Em um de seus inflamados comícios de campanha, o presidente Lula declarou, ao lado de sua candidata, que “governar qualquer um governa; o que o Brasil precisa é de alguém que cuide dele, de uma mãe”. A primeira parte do raciocínio mal esconde um modo curioso de, discretamente, desfazer de sua candidata, já que, para governar, qualquer um serve – por que não ela? Mas a segunda parte revela, atrás do pitoresco típico de sua linguagem, de forte apelo popular, uma representação cativante do poder que remonta às raízes do Brasil. Em outras palavras, a ideia de que o Estado é um prolongamento da família, uma imagem aliás recorrente nas metáforas de Lula. Sim, uma imagem com sabor de povo, mas exatamente o mesmo conceito se encontra na clássica frase do elitista Ruy Barbosa, uma figura ornamental da cultura brasileira que pode ser acusado de tudo, exceto de iletrado: “A pátria é a família ampliada”.

Ocorre que o Estado moderno só passou a existir quando destruiu o seu pressuposto familiar; o Estado, hoje, tem de ser o contrário do que é a família.

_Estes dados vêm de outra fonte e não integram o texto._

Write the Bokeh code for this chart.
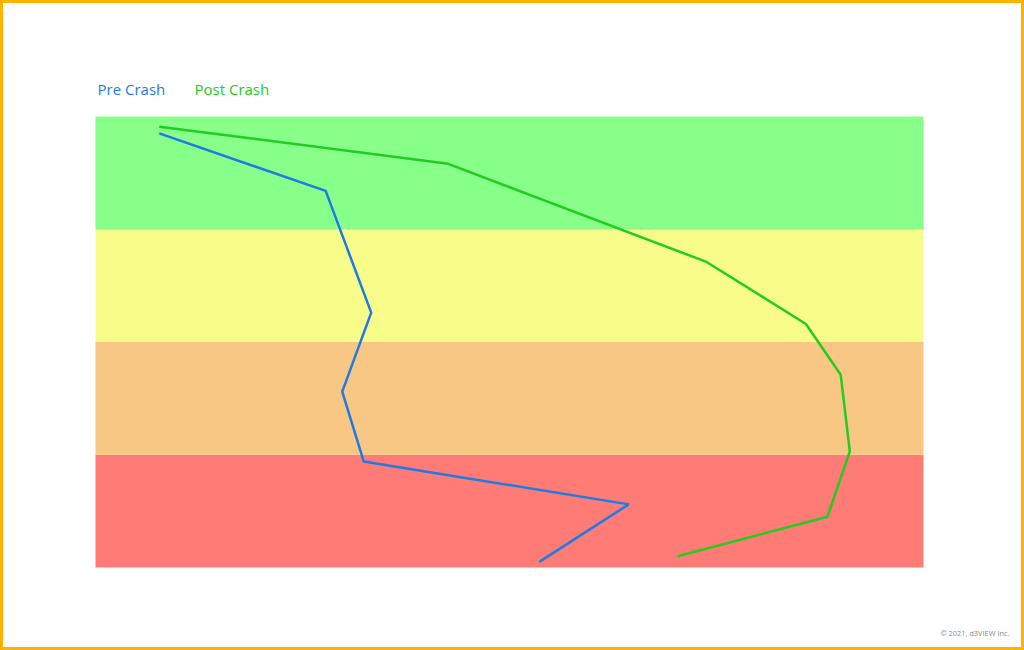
from bokeh.plotting import figure
from bokeh.models import Range1d
from bokeh.core.properties import value
from bokeh.embed import file_html
from bokeh.resources import INLINE

# Series data (x: 0-100 scale, y: 0-4 band scale)
pre_x = [7.7, 27.8, 33.3, 29.8, 32.4, 64.4, 53.6]
pre_y = [3.85, 3.34, 2.26, 1.56, 0.94, 0.56, 0.05]
post_x = [7.7, 42.6, 73.8, 85.8, 90.0, 91.1, 88.4, 70.3]
post_y = [3.91, 3.58, 2.71, 2.16, 1.71, 1.03, 0.45, 0.10]

# Background bands
band_centers = [0.5, 1.5, 2.5, 3.5]
band_colors = ["#FF7B75", "#F9C784", "#F8FC88", "#88FF88"]

series_names = ["Pre Crash", "Post Crash"]
series_colors = ["#1E7BE6", "#22CC22"]
copyright_text = ["© 2021, d3VIEW Inc."]

B = 3  # outer border width (drawn inside the element, border-box)
W, H = 1024, 650
# plot area in page pixels: x 95..923, y 116..567
px_per_x = 828 / 100.0
px_per_y = 451 / 4.0
x0 = -(95 - B) / px_per_x
x1 = x0 + W / px_per_x
y1 = 4 + (116 - B) / px_per_y
y0 = y1 - H / px_per_y

p = figure(width=W, height=H, output_backend="svg", toolbar_location=None,
           x_range=Range1d(x0, x1), y_range=Range1d(y0, y1),
           min_border=0)
p.styles = {"border": f"{B}px solid #FFB300"}
p.axis.visible = False
p.xgrid.visible = False
p.ygrid.visible = False
p.outline_line_color = None
p.background_fill_color = "white"
p.border_fill_color = "white"

p.hbar(y=band_centers, height=1, left=0, right=100, color=band_colors, line_color=None)

p.line(pre_x, pre_y, line_color=series_colors[0], line_width=2.5)
p.line(post_x, post_y, line_color=series_colors[1], line_width=2.5)

# Legend as coloured texts
legend_x = [(97 - 95) / px_per_x, (194 - 95) / px_per_x]
legend_y = [4 + (116 - 88) / px_per_y] * 2
p.text(x=legend_x, y=legend_y, text=series_names, text_color=series_colors,
       text_font=value("Open Sans"), text_font_size="15px",
       text_baseline="middle", text_align="left")

p.text(x=[(1009 - 95) / px_per_x], y=[-(632 - 567) / px_per_y], text=copyright_text,
       text_color="#8a8a8a", text_font=value("Open Sans"), text_font_size="7.4px",
       text_baseline="middle", text_align="right")

html = file_html(p, INLINE)
html = html.replace("<body>", '<body style="margin:0;overflow:hidden">', 1)
open("out.html", "w").write(html)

Não pode jamais ser regido por laços de sangue, parentesco, hierarquia familiar, proteção de clãs, privilégios de berço, direito à herança. O Estado tem de ser a regulação abstrata de leis, o que pressupõe, necessariamente, a autonomia adulta de indivíduos, não a tutelagem familiar. Quem precisa de pai e mãe é criança; o cidadão precisa de presidente e de governo, ambos renováveis periodicamente (ao contrário das famílias, que são eternas). O mundo civilizado aprendeu a duras penas essa diferença. Imagine-se um candidato alemão, francês, americano ou sueco dizendo aos eleitores que eles “precisam de uma mãe” e veja-se o resultado nas urnas. Seria um bom modo de descobrir o grau de maturidade política de um país.